De rechtbank is gevoelig voor de poging van de werkgever om de rechtbank opnieuw te brengen tot een genuanceerd oordeel over de aansprakelijkheid van de werkgever voor het medisch oordeel van de door de werkgever ingeschakelde bedrijfsarts. De rechtbank benadrukt dat de uitspraak van de Centrale Raad van Beroep van 2023 in grote lijnen wordt gevolgd, maar dat de rechtbank (ondanks de eerdere afwijzing door de Centrale Raad van Beroep) toch nog steeds vindt dat er reden is voor nuancering van het oordeel van de Centrale Raad van Beroep dat een verkeerd belastbaarheidsoordeel van de bedrijfsarts voor rekening en risico van de werkgever komt. De rechtbank pleit opnieuw voor een nuancering in die zin dat er ruimte moet zijn voor een oordeel dat van de werkgever in de situatie van een bepaald geval in redelijkheid niet verlangd kon worden om te twijfelen aan het advies van de bedrijfsarts. De rechtbank wijst op de wettelijke bepaling die stelt dat bij het opleggen van een loonsanctie beoordeeld moet worden of de werkgever in redelijkheid kon komen tot de gepleegde re-integratie-inspanningen, dat de loonsanctie een zeer belastend karakter heeft en dat de Algemene wet bestuursrecht voor de overheid zelf ook voorschrijft dat de overheid zich ervan moet vergewissen of het onderzoek dat is verricht door een door de overheid zelf ingeschakelde adviseur, zorgvuldig is geweest. Een dergelijke benadering vindt de rechtbank meer recht doen aan de wettelijke bepaling die stelt dat getoetst moet worden of de werkgever in redelijkheid kon komen tot de gepleegde re-integratie-inspanningen.

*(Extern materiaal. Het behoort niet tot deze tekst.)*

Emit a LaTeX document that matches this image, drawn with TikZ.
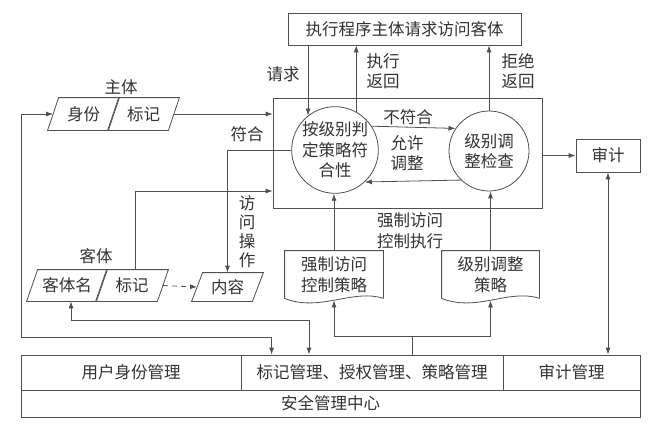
\documentclass[tikz,border=0pt]{standalone}
\usepackage{fontspec}
\setmainfont{Noto Sans CJK SC}
\usetikzlibrary{shapes.geometric,arrows.meta,calc}
\definecolor{lc}{HTML}{505050}
\definecolor{tc}{HTML}{333333}
\newcommand{\docpath}[1]{\draw (#1.south east) -- (#1.north east) -- (#1.north west) -- (#1.south west) .. controls ($(#1.south west)+(35,14)$) and ($(#1.south east)+(-30,-10)$) .. (#1.south east);}
\newcommand{\parapath}[1]{\draw ($(#1.south west)+(-5.5,0)$) -- ($(#1.north west)+(5.5,0)$) -- ($(#1.north east)+(5.5,0)$) -- ($(#1.south east)+(-5.5,0)$) -- cycle;}
\begin{document}
\begin{tikzpicture}[x=1pt,y=-1pt,line width=0.8pt,color=lc,
  every node/.style={font=\fontsize{16.5}{20.5}\selectfont,text=tc},
  box/.style={draw=lc,rectangle,inner sep=0pt},
  para/.style={rectangle,inner sep=0pt},
  circ/.style={draw=lc,circle,minimum size=80pt,inner sep=0pt,align=center},
  lab/.style={align=center,inner sep=0pt},
  arr/.style={-{Latex[length=7pt,width=5pt]}},
  dbl/.style={{Latex[length=7pt,width=5pt]}-{Latex[length=7pt,width=5pt]}}]
\fill[white] (0,0) rectangle (660,426);
\useasboundingbox (0,0) rectangle (660,426);
% boxes
\node[box,minimum width=233pt,minimum height=32pt] (topbox) at (404.5,29) {执行程序主体请求访问客体};
\node[box,minimum width=269pt,minimum height=110pt] (bigbox) at (407.5,153) {};
\node[circ] (c1) at (335,150) {按级别判\\定策略符\\合性};
\node[circ] (c2) at (489,151) {级别调\\整检查};
\node[box,minimum width=64pt,minimum height=33pt] (audit) at (608,155.5) {审计};
% subject / object
\node[para,minimum width=60pt,minimum height=32pt] (sb1) at (83.5,114) {身份};
\node[para,minimum width=60pt,minimum height=32pt] (sb2) at (143.5,114) {标记};
\node[para,minimum width=69pt,minimum height=31pt] (ob1) at (67,285.5) {客体名};
\node[para,minimum width=61pt,minimum height=31pt] (ob2) at (132,285.5) {标记};
\node[para,minimum width=60pt,minimum height=28pt] (cont) at (227.5,287) {内容};
\parapath{sb1}
\parapath{sb2}
\parapath{ob1}
\parapath{ob2}
\parapath{cont}
% documents
\node[lab,minimum width=98pt,minimum height=47pt] (d1) at (334,274.5) {强制访问\\控制策略};
\node[lab,minimum width=97pt,minimum height=47pt] (d2) at (490.5,274.5) {级别调整\\策略};
\docpath{d1}
\docpath{d2}
% bottom
\node[box,minimum width=220pt,minimum height=35pt] (um) at (131,372.5) {用户身份管理};
\node[box,minimum width=262pt,minimum height=35pt] (tm) at (372,372.5) {标记管理、授权管理、策略管理};
\node[box,minimum width=137pt,minimum height=35pt] (am) at (571.5,372.5) {审计管理};
\node[box,minimum width=619pt,minimum height=27pt] (sc) at (330.5,403.5) {安全管理中心};
% labels
\node[lab] (lzt) at (121,87) {主体};
\node[lab] (lkt) at (96,256) {客体};
\node[lab] (lqq) at (283,74) {请求};
\node[lab] (lzx) at (383,71) {执行\\返回};
\node[lab] (ljj) at (518,71) {拒绝\\返回};
\node[lab] (lbf) at (408,117) {不符合};
\node[lab] (lyx) at (407,153) {允许\\调整};
\node[lab] (lfh) at (247,134) {符合};
\node[lab,font=\fontsize{16.5}{19}\selectfont] (lfw) at (247,232) {访\\问\\操\\作};
\node[lab] (lqz) at (410,231) {强制访问\\控制执行};
% connectors
\draw[arr] (topbox.south -| c1.128.7) -- (c1.128.7);
\draw[arr] (c1.61.6) -- (c1.61.6 |- topbox.south);
\draw[arr] (c2.north) -- (c2.north |- topbox.south);
\draw[arr] (c1.33.4) -- (c2.146.6);
\draw[arr] (c2.226.5) -- (c1.313.5);
\draw[arr] (c1.west) -| (cont.north);
\draw[arr] (sb2.east) -- (sb2.east -| bigbox.west);
\coordinate (lp) at (21,337);
\draw[dbl] (sb1.west) -| (lp) -| ($(tm.north west)+(31,0)$);
\draw[arr] ($(ob2.north)+(3,0)$) |- (bigbox.west |- 0,191);
\draw[arr,dash pattern=on 5pt off 4pt] (ob2.east) -- (cont.west);
\coordinate (ob3) at (309,320);
\draw[dbl] ($(ob1.south)+(4,0)$) |- (ob3) -- (ob3 |- tm.north);
\coordinate (br) at (412,336);
\draw (br |- tm.north) -- (br);
\draw[arr] (br) -| ([yshift=-2pt]d1.south);
\draw[arr] (br) -| ([yshift=-2pt]d2.south);
\draw[arr] (d1.north) -- (d1.north |- c1.south);
\draw[arr] (d2.north) -- (d2.north |- c2.south);
\draw[arr] (bigbox.east |- audit.west) -- (audit.west);
\draw[dbl] (audit.south) -- (audit.south |- am.north);
\end{tikzpicture}
\end{document}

De rechtbank voert vervolgens drie argumenten aan waarom het nodig is de vaste rechtspraak van de Centrale Raad van Beroep te nuanceren. Op de eerste plaats heeft de Commissie Octas (Onafhankelijke commissie toekomst arbeidsongeschiktheidsstelsel) geadviseerd om bij de toetsing van het re-integratieverslag uit te gaan van vertrouwen in de bedrijfsarts. Op de tweede plaats is volgens de rechtbank een verwijzing naar de wetsgeschiedenis (zoals door de Centrale Raad van Beroep is gedaan) geen reden om tot in lengte van jaren aan die wetsgeschiedenis vast te houden. Nieuwe ontwikkelingen en gewijzigde maatschappelijke inzichten kunnen op enig moment een andere interpretatie rechtvaardigen. De rechtbank wijst daarbij op een nieuwe definitie van het vertrouwensbeginsel in de rechtspraak, meer aandacht voor het burgerperspectief en minder voor het overheidsperspectief en meer aandacht voor de gelijke procespositie van de burger. En op de derde plaats stelt de rechtbank dat aansprakelijkstelling van de bedrijfsarts door de werkgever voor de geleden schade, geen garantie is dat de schade ook volledig wordt vergoed, terwijl de werkgever dan bovendien eerst nog in een bestuursrechtelijke procedure moet laten vaststellen dat de bedrijfsarts een fout heeft gemaakt. De rechtbank vindt het onwenselijk dat de bestuursrechter met die procedures wordt belast, alleen maar om een civiele procedure tegen de eigen bedrijfsarts mogelijk te maken.
De rechtbank oordeelt dat in dit geval in redelijkheid niet van de werkgever kon worden gevergd om het advies van haar bedrijfsarts in twijfel te trekken. En aangezien de door de werkgever verrichte re-integratie-inspanningen in voldoende mate waren afgestemd op dat advies, heeft de werkgever volgens de rechtbank in redelijkheid kunnen komen tot die re-integratie-inspanningen. Het beroep wordt daarom gegrond verklaard.